──────── GIVEN RECORDS

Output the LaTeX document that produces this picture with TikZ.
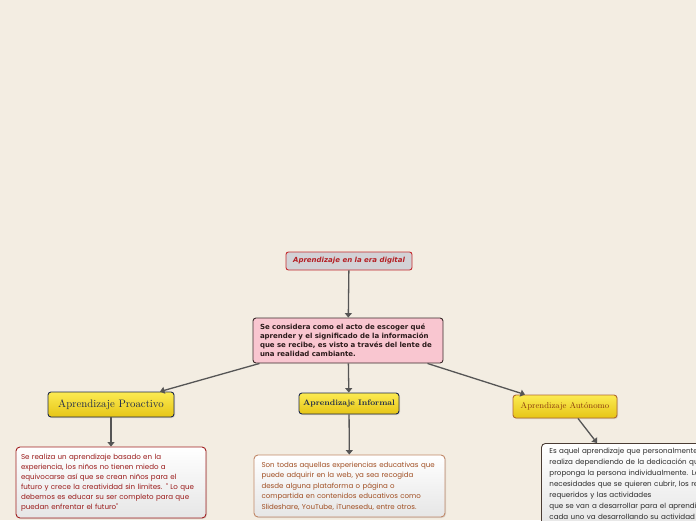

────────────────
──────── GIVEN RECORDS

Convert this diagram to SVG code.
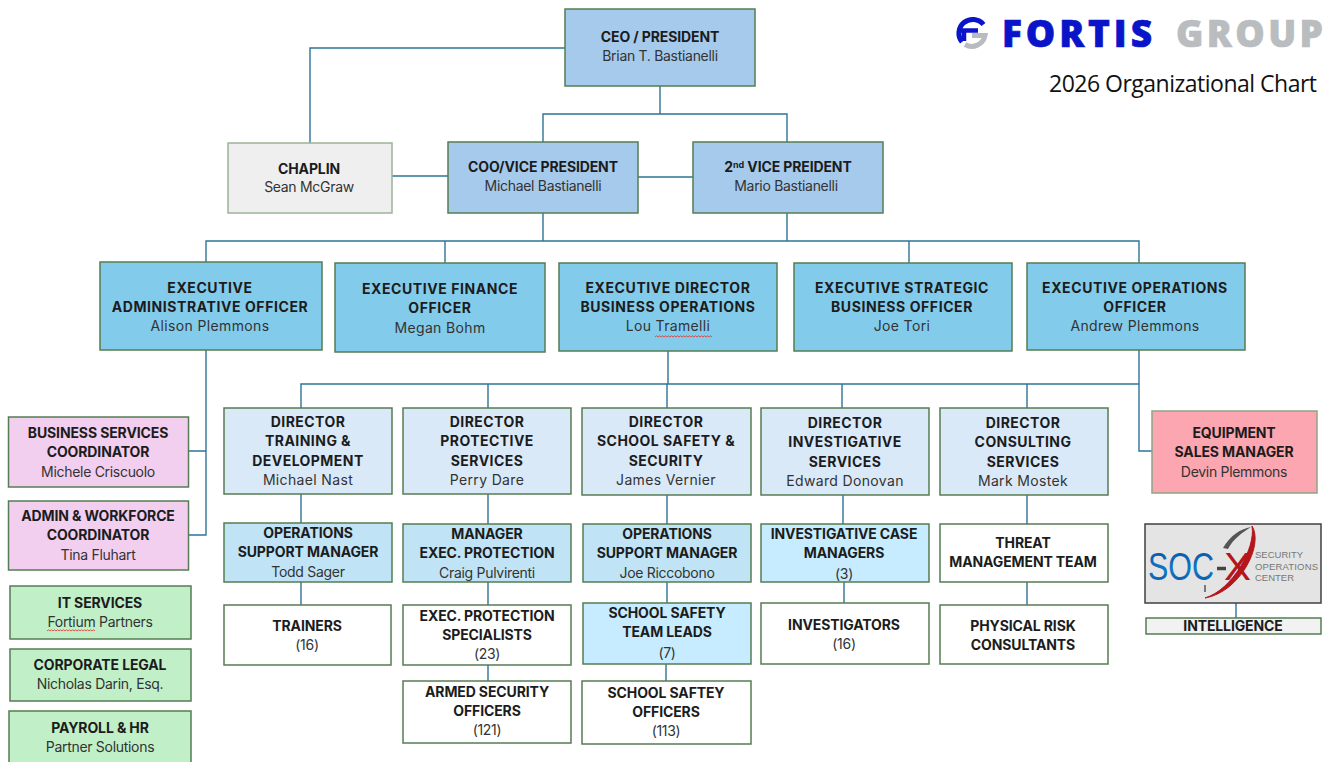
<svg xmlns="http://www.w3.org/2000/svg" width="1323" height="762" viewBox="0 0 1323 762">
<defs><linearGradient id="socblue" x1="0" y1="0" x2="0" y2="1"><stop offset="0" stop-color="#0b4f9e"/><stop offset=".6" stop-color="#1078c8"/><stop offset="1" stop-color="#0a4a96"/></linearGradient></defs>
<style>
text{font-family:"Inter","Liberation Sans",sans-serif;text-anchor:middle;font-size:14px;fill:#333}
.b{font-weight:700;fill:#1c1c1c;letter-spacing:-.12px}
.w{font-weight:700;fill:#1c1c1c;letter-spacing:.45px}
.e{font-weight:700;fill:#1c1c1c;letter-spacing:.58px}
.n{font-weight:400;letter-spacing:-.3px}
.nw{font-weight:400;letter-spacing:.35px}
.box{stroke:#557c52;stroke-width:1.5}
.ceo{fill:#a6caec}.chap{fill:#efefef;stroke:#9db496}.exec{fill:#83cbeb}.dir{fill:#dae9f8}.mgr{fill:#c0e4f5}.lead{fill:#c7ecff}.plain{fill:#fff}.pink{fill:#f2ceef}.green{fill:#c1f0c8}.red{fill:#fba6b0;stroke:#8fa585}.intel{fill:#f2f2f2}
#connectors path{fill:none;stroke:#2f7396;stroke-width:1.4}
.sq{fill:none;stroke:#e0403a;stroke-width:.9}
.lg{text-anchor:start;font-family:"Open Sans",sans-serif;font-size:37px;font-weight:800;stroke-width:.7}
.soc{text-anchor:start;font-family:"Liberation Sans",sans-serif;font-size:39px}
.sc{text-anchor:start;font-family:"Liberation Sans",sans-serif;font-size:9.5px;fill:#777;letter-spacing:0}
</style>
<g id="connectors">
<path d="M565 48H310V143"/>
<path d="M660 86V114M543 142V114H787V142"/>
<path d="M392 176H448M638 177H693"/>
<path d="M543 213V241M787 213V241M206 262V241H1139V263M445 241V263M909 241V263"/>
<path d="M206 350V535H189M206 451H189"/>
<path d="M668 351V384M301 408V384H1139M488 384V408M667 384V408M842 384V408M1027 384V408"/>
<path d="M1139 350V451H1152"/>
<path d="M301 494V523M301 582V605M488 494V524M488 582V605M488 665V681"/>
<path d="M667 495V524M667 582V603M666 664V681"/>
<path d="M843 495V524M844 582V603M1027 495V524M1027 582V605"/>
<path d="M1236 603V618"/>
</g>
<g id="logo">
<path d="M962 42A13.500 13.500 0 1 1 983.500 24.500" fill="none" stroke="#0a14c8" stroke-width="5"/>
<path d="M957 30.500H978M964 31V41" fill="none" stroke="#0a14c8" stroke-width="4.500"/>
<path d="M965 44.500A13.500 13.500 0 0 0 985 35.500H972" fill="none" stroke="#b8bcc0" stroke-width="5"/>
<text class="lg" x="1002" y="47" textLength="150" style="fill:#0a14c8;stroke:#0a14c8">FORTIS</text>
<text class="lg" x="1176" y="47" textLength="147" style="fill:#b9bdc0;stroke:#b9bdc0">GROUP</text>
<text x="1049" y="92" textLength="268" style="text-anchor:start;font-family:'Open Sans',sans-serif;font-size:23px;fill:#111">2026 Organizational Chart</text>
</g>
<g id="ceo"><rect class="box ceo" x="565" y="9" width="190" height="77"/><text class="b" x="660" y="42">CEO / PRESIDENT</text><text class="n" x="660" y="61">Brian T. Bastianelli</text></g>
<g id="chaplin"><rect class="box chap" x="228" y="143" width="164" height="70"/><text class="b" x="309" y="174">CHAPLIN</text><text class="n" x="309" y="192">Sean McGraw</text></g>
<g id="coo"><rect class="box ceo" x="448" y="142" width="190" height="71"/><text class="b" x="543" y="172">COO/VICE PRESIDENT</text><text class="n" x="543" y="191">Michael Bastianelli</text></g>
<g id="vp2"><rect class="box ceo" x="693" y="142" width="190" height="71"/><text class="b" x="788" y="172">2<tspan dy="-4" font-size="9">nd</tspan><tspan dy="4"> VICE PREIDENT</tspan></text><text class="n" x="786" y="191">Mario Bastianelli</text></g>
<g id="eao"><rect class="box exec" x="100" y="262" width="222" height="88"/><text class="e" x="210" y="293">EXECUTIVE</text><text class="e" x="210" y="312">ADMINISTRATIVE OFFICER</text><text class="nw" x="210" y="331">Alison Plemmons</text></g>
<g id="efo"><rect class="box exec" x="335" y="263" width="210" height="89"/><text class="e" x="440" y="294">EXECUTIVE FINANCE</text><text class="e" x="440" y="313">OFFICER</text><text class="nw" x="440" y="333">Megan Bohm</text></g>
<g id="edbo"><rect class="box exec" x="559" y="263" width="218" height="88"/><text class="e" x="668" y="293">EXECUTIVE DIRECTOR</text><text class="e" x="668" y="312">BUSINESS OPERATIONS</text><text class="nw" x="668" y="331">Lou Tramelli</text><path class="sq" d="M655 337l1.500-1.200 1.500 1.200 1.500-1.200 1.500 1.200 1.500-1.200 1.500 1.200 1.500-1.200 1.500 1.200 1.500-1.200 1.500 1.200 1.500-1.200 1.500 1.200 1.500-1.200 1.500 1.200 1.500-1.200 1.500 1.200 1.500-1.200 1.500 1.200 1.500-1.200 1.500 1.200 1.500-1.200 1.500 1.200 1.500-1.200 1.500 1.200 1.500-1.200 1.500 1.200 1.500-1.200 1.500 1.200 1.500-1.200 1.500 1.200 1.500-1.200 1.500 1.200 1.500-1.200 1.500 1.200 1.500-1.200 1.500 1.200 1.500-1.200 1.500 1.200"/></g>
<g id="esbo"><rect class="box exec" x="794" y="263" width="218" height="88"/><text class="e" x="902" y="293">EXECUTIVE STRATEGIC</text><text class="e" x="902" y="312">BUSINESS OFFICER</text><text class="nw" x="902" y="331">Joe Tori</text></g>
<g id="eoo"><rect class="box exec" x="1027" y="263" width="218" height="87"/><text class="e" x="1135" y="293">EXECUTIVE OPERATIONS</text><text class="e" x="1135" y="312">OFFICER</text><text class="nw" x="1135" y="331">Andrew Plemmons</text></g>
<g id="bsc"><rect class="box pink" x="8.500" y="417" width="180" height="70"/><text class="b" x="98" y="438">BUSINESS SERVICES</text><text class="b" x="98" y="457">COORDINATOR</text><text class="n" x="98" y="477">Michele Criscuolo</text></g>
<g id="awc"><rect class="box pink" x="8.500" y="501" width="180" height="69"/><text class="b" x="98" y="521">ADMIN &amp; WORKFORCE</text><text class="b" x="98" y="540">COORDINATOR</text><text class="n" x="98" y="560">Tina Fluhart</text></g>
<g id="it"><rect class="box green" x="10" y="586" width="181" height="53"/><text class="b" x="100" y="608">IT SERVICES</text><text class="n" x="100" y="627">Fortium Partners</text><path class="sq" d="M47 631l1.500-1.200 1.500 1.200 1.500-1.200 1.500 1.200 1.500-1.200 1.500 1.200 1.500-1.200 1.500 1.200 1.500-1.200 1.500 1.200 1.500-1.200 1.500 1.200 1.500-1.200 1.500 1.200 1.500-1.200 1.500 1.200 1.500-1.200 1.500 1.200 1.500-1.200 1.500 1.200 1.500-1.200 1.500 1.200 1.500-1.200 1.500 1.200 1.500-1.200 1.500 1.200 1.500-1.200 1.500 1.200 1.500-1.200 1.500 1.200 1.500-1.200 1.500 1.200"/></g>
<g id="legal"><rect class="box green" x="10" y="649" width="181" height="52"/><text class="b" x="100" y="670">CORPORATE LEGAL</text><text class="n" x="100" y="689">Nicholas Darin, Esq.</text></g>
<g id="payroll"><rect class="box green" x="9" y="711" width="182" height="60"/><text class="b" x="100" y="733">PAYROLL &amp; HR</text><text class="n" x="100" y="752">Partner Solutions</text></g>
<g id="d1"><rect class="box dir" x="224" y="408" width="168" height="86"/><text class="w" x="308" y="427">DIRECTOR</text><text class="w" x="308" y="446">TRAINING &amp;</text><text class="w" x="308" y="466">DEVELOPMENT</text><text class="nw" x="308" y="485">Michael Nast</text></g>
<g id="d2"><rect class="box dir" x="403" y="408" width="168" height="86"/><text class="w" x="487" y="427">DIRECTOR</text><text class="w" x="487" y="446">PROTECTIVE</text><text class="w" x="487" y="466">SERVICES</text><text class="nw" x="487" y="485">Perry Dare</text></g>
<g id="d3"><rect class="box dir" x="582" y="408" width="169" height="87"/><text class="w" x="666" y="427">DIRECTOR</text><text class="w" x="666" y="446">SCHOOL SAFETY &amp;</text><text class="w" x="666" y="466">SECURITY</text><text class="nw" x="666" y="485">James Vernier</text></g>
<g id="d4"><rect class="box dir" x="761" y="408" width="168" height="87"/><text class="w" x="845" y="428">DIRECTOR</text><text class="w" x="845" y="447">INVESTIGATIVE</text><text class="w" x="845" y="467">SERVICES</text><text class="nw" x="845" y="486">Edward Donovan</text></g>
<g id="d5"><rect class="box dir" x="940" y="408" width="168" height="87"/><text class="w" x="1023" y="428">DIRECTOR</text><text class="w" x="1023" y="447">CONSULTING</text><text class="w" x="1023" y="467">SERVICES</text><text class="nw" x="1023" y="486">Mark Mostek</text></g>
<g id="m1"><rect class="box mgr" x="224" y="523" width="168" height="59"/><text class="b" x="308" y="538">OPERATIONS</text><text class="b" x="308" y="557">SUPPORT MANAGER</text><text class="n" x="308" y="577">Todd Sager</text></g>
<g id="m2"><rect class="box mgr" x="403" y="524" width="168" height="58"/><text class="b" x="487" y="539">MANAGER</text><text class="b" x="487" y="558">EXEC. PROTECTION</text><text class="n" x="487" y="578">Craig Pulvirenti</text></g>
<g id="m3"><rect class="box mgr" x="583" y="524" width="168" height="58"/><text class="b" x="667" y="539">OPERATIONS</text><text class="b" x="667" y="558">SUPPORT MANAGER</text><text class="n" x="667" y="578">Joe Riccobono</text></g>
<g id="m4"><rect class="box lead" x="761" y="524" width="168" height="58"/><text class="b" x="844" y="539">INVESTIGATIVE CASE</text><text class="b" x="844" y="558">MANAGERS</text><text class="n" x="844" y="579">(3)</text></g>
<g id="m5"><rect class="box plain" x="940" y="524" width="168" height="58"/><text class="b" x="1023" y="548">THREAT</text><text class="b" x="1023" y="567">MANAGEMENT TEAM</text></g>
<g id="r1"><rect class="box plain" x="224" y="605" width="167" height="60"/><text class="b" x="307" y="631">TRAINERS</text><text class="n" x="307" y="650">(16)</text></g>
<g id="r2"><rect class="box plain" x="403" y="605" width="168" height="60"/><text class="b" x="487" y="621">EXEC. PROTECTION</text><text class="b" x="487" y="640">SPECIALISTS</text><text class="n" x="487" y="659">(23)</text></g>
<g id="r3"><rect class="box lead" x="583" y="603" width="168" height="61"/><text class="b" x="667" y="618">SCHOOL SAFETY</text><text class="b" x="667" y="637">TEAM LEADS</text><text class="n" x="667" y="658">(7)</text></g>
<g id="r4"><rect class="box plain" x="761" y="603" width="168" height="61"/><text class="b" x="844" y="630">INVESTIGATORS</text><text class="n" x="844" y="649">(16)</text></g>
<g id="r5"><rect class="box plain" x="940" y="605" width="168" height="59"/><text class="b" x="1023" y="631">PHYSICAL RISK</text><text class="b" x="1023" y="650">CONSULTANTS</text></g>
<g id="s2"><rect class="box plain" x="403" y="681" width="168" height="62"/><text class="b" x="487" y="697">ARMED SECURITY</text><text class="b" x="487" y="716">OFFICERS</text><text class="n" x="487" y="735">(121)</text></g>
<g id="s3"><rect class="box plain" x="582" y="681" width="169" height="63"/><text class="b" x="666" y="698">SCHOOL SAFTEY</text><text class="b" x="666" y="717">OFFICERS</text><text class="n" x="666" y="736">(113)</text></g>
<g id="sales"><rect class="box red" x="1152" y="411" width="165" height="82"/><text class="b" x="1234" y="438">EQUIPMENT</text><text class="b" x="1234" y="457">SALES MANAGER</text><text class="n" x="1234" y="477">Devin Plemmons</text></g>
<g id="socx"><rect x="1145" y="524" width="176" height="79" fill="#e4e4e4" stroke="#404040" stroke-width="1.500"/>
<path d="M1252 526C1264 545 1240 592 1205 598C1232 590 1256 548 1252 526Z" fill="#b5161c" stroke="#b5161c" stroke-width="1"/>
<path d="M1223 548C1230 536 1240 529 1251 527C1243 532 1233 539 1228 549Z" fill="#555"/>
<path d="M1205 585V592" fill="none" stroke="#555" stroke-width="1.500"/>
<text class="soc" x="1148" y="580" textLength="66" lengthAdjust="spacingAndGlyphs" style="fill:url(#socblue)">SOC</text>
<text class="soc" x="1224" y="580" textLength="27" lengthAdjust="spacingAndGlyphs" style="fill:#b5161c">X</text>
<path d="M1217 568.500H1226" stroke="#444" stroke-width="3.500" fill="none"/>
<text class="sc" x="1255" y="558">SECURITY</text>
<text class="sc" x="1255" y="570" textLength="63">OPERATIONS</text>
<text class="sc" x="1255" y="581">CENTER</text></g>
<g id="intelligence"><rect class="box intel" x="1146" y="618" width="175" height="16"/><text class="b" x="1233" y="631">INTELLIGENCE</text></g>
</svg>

────────────────
──────── GIVEN RECORDS

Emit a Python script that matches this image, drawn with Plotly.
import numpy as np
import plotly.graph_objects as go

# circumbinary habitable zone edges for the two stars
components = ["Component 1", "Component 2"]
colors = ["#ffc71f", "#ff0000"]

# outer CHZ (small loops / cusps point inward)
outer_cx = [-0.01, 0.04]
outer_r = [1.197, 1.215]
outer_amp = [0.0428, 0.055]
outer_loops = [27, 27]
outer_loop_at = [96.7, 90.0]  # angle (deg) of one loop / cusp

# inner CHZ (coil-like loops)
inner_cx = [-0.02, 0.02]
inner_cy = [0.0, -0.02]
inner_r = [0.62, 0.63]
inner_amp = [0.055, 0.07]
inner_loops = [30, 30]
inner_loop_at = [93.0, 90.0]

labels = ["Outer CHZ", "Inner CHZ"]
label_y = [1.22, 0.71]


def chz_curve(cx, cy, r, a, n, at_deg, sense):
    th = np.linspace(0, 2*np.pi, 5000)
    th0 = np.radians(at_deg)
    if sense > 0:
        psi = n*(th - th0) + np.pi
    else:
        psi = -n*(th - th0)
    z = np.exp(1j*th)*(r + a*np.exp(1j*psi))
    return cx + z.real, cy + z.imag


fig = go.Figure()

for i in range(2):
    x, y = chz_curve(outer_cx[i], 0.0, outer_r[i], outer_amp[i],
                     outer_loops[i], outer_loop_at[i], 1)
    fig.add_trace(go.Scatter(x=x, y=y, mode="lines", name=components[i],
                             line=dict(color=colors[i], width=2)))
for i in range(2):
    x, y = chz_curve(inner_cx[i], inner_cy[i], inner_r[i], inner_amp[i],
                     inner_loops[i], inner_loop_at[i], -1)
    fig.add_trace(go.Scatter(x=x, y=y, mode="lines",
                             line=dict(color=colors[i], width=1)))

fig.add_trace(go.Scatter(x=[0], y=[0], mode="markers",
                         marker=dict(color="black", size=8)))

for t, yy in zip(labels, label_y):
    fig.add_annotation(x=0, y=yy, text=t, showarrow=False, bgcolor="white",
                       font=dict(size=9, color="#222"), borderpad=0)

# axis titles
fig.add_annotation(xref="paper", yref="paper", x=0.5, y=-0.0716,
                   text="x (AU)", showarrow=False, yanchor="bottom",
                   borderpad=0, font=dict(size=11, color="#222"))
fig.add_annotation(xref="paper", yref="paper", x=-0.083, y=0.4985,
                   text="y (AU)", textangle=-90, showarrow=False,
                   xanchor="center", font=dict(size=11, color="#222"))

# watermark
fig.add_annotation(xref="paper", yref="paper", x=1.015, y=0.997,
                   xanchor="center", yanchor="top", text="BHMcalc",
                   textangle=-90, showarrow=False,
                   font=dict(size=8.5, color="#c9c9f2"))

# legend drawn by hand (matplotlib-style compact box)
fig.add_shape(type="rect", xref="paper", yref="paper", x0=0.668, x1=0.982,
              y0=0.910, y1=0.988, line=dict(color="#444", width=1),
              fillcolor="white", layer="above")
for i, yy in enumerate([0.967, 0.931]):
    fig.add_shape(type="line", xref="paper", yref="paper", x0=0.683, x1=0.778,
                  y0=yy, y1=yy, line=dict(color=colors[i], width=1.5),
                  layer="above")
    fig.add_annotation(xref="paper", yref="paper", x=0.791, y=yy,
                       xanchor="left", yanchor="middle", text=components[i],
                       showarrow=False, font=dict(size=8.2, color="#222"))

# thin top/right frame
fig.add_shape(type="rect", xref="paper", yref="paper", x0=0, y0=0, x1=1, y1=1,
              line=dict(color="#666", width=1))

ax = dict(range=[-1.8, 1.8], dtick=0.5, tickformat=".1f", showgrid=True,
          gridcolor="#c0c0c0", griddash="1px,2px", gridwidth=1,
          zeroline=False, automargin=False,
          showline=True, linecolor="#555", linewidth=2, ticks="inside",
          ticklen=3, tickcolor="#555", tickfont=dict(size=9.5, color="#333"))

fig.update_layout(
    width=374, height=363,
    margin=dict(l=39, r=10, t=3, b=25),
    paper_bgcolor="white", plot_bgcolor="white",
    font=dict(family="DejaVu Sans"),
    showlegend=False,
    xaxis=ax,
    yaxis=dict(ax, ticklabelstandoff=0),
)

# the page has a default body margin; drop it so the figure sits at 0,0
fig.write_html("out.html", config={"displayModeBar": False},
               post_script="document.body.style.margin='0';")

────────────────

### GIVEN INSTRUCTION
Of the lines in the listing above, how many hold the string "that"? Reply with the number only.

### FULL OUTPUT
2